After the court enters judgment in the landlord’s favor, the clerk issues a writ of possession to the sheriff. The sheriff then posts a 24-hour notice on the property, and weekends and holidays do not pause that countdown.7Florida Legislature. Florida Code 83.62 – Restoration of Possession Once the 24 hours pass, the sheriff physically removes the tenant if they haven’t left voluntarily.
Florida gives landlords a financial remedy on top of the eviction itself. If a tenant holds over after the rental agreement has been properly terminated, the landlord can recover double the amount of rent due for every period the tenant refuses to surrender possession.8Florida Legislature. Florida Code 83.58 – Remedies Tenant Holding Over This is not automatic; you need to seek it through the court. But it gives real teeth to a properly served termination notice, and it’s the kind of exposure tenants should understand before deciding to stay past the termination date.
Regardless of how frustrated you are with a tenant who won’t leave, Florida law bars landlords from taking matters into their own hands. You cannot cut off water, electricity, gas, or any other utility. You cannot change the locks or install devices that block entry. You cannot remove exterior doors, windows, or the tenant’s personal belongings.9Florida Legislature. Florida Code 83.67 – Prohibited Practices Violating these rules exposes you to liability and can undermine your eviction case.

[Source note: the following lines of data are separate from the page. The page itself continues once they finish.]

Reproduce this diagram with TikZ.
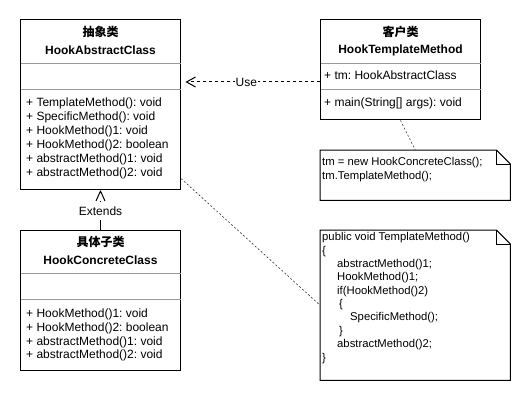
\documentclass[tikz,border=0pt]{standalone}
\usepackage{fontspec}
\setmainfont{Liberation Sans}
\newfontfamily\cjk{Noto Sans CJK SC}
\usetikzlibrary{arrows.meta, positioning}
\frenchspacing

\begin{document}
\begin{tikzpicture}[x=1pt, y=-1pt, font={\fontsize{12}{14}\selectfont}]
	\tikzstyle{cls} = [draw, rectangle, line width=1pt, minimum width=160pt, inner sep=0pt];
	\tikzstyle{notebox} = [rectangle, minimum width=190pt, inner sep=0pt];
	\tikzstyle{clstitle} = [inner sep=0pt, font={\fontsize{12}{14}\selectfont\bfseries}];
	\tikzstyle{member} = [anchor=west, inner sep=0pt, text height=8.7pt, text depth=2.7pt];
	\tikzstyle{noteline} = [member, font={\fontsize{11.3}{13}\selectfont}, text height=8.2pt, text depth=2.5pt];
	\tikzstyle{divider} = [draw=black!40, line width=1pt, shorten <=0.5pt, shorten >=0.5pt];
	\tikzstyle{outline} = [line width=1pt, line join=miter];
	\tikzstyle{depend} = [-{Straight Barb[length=9pt, width=10pt]}, line width=1pt, dash pattern=on 3pt off 3pt];
	\tikzstyle{attach} = [line width=0.6pt, dash pattern=on 2pt off 2pt, black!80];
	\tikzstyle{inherit} = [line width=1pt, shorten >=11pt];

	\useasboundingbox (0,0) rectangle (531,401);

	% classes
	\node[cls, minimum height=170pt] (abs) at (100.5,105) {};
	\node[cls, minimum height=100pt] (cli) at (400.5,70) {};
	\node[cls, minimum height=140pt] (con) at (100.5,300.5) {};

	\node[clstitle] (abs-cn) at (100.5,32) {\cjk 抽象类};
	\node[clstitle] (abs-en) at (100.5,50) {HookAbstractClass};
	\node[clstitle] (cli-cn) at (400.5,32) {\cjk 客户类};
	\node[clstitle] (cli-en) at (400.5,50) {HookTemplateMethod};
	\node[clstitle] (con-cn) at (100.5,242) {\cjk 具体子类};
	\node[clstitle] (con-en) at (100.5,260) {HookConcreteClass};

	\foreach \y in {63.5,90} {
		\draw[divider] (abs.west |- 0,\y) -- (abs.east |- 0,\y);
		\draw[divider] (cli.west |- 0,\y) -- (cli.east |- 0,\y);
	}
	\foreach \y in {273.5,300} {
		\draw[divider] (con.west |- 0,\y) -- (con.east |- 0,\y);
	}

	\foreach \m [count=\i] in {+ TemplateMethod(): void, + SpecificMethod(): void, + HookMethod()1: void, + HookMethod()2: boolean, + abstractMethod()1: void, + abstractMethod()2: void} {
		\node[member] (abs-m\i) at (26, 90+14*\i) {\m};
	}
	\foreach \m [count=\i] in {+ HookMethod()1: void, + HookMethod()2: boolean, + abstractMethod()1: void, + abstractMethod()2: void} {
		\node[member] (con-m\i) at (26, 300+14*\i) {\m};
	}
	\node[member] (cli-a1) at (324,77) {+ tm: HookAbstractClass};
	\node[member] (cli-m1) at (324,104) {+ main(String[] args): void};

	% notes
	\node[notebox, minimum height=50pt] (n1) at (415.25,175.25) {};
	\node[notebox, minimum height=150pt] (n2) at (415.25,305.25) {};
	\foreach \n in {n1,n2} {
		\draw[outline] (\n.north west) -- ([xshift=-14pt]\n.north east) -- ([yshift=-14pt]\n.north east) -- (\n.south east) -- (\n.south west) -- cycle;
		\draw[outline] ([xshift=-14pt]\n.north east) -- ++(0,14) -- ++(14,0);
	}
	\node[noteline] (n1-l1) at (322,163) {tm = new HookConcreteClass();};
	\node[noteline] (n1-l2) at (322,176.5) {tm.TemplateMethod();};
	\foreach \t/\x [count=\i] in {public void TemplateMethod()/322, \{/322, abstractMethod()1;/337, HookMethod()1;/337, if(HookMethod()2)/337, \{/339, SpecificMethod();/350, \}/339, abstractMethod()2;/337, \}/322} {
		\node[noteline] (n2-l\i) at (\x, 238+13.35*\i-13.35) {\t};
	}

	% connectors
	\coordinate (usestart) at ([yshift=-12pt]cli.west);
	\draw[depend, shorten >=4.5pt] (usestart) -- (usestart -| abs.east)
		node[pos=0.53, fill=white, inner sep=1pt] (uselbl) {Use};
	\draw[attach] (cli.south) -- (n1.north);
	\draw[attach] ([yshift=12pt]abs.south east) -- (n2.west);
	\draw[inherit] (con.north) -- (abs.south)
		node[pos=0.47, fill=white, inner sep=0pt, minimum height=18pt] (extlbl) {Extends};
	\draw[line width=1pt, line join=round] ([xshift=-4.5pt, yshift=-10.5pt]abs.south) -- ([yshift=-0.5pt]abs.south) -- ([xshift=4.5pt, yshift=-10.5pt]abs.south);
\end{tikzpicture}
\end{document}
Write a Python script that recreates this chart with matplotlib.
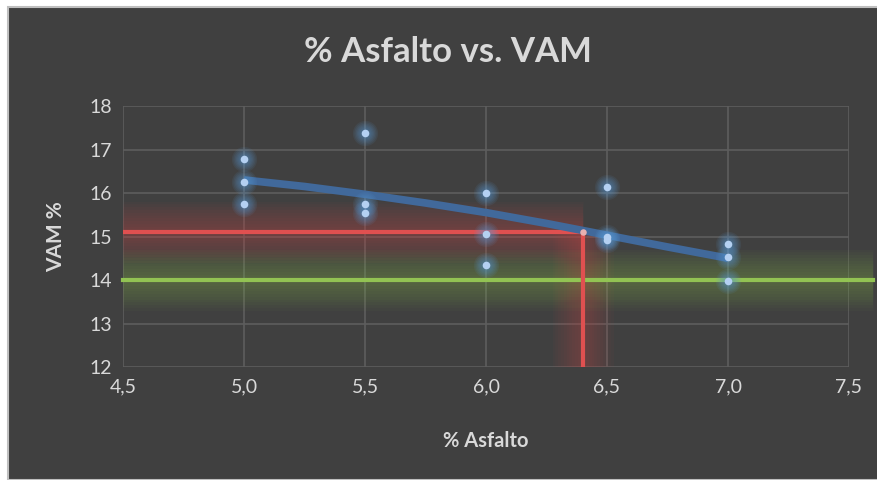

The only lawful path to removing a tenant who won’t leave is through the county court process described above.
After a tenant vacates or is evicted, personal belongings sometimes remain in the unit. Florida’s Disposition of Personal Property Landlord and Tenant Act requires the landlord to send written notice to the former tenant describing the property, stating where it can be claimed, and providing a deadline. That deadline must be at least 10 days after personal delivery of the notice, or at least 15 days after mailing it.10Florida Legislature. Florida Code 715.104 – Notification of Former Tenant of Personal Property Remaining on Premises
The landlord must store the property with reasonable care during this period. If the tenant doesn’t claim it by the deadline, the landlord can sell it at a public auction. There is one exception: if the landlord reasonably believes the total resale value of all unclaimed items is less than $500, the landlord can keep or dispose of the property without holding a sale.11Florida Legislature. Florida Code 715.109 – Sale or Disposition of Abandoned Property Skipping these steps can create liability, so don’t toss everything into a dumpster the day after the tenant leaves.
If your tenant is an active-duty servicemember, the federal Servicemembers Civil Relief Act adds an extra layer of protection. Under 50 U.S.C. § 3951, a landlord cannot evict a servicemember or their dependents from a primary residence without a court order, provided the monthly rent falls below an annually adjusted threshold. As of 2025, that threshold is $10,239.63 per month. Attempting to terminate a covered tenancy without obtaining a court order first, even with a valid 30-day notice, can violate federal law.